Es cierto que nuestra Constitución tiene tantos remiendos que es difícil leerla y mucho más aplicarla. También mandata realidades que hoy son lejanas, nadie lo duda. Pero está lejos, muy lejos, de ser un documento sin utilidad. En ella se establecen mecanismos de protección a los derechos humanos, como el amparo o la presunción de inocencia, así como mecanismos para limitar los excesos y abusos de los poderes políticos, como por ejemplo, las controversias constitucionales.

La simple existencia de nuestra Constitución es un límite al abuso de poder político. Fulminar la constitución es dinamitar la barda de contención de una avalancha de decisiones arbitrarias. Gracias a la Constitución, el Congreso de la Unión está integrado sólo por 628 personas y no por 1500. Gracias a la constitución los ministros sólo duran en su cargo 15 años y no 30. Gracias a la Constitución el presidente sólo dura seis años en el poder y no 18. Gracias a la constitución hay 32 entidades federativas y no 64. Y si estas normas jurídicas no son justas o equitativas o útiles, gracias a la Constitución hay un mecanismo de reforma a las mismas.
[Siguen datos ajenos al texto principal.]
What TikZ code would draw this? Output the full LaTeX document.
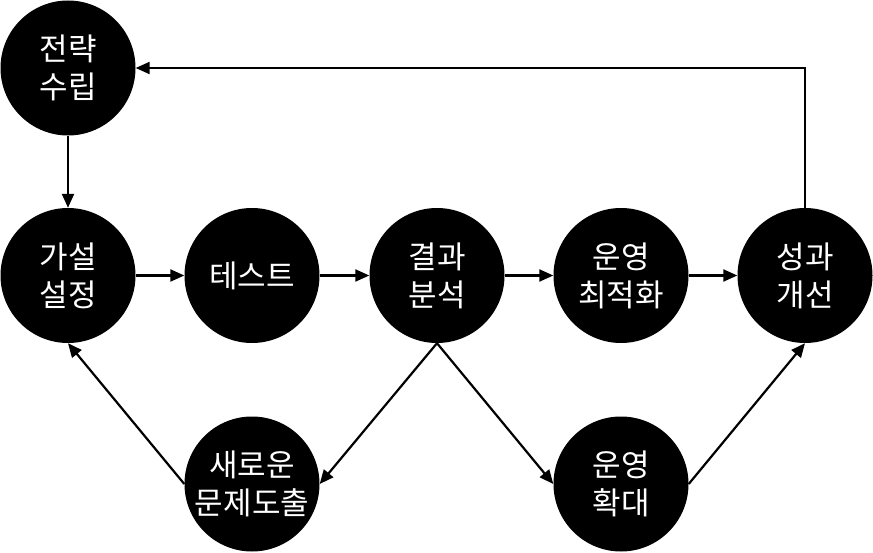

La primera línea de defensa de la ciudadanía en contra de los abusos de las personas que detentan un poder político se llama Constitución. Nos conviene que no se extinga su vigencia y aprecio y necesitamos que si el Presidente comete el error de emitir un acto de autoridad que no esté fundamentado en la Constitución, dicho error sea enmendado, en primer lugar por el emisor del acto y en segundo lugar por aquel poder que nació para ser su contrapeso: el Poder Legislativo.

Flaco favor le hacen a la democracia los legisladores que ven solo aciertos en el poder político que deberían contener, atemperar, detener y en su justa medida colaborar, auxiliar, pero no solapar, encubrir u ovacionar. La mejor apuesta para el desarrollo económico, la estabilidad social, la seguridad pública y el disfrute de las garantías individuales implica una Constitución que sea conocida y respetada por todos, en primer lugar, por los poderes políticos y las autoridades públicas.

¿Qué pasa si todos los días se viola, desde el poder político, la Constitución? Pronto no será más que un punto de referencia y no un punto de apoyo.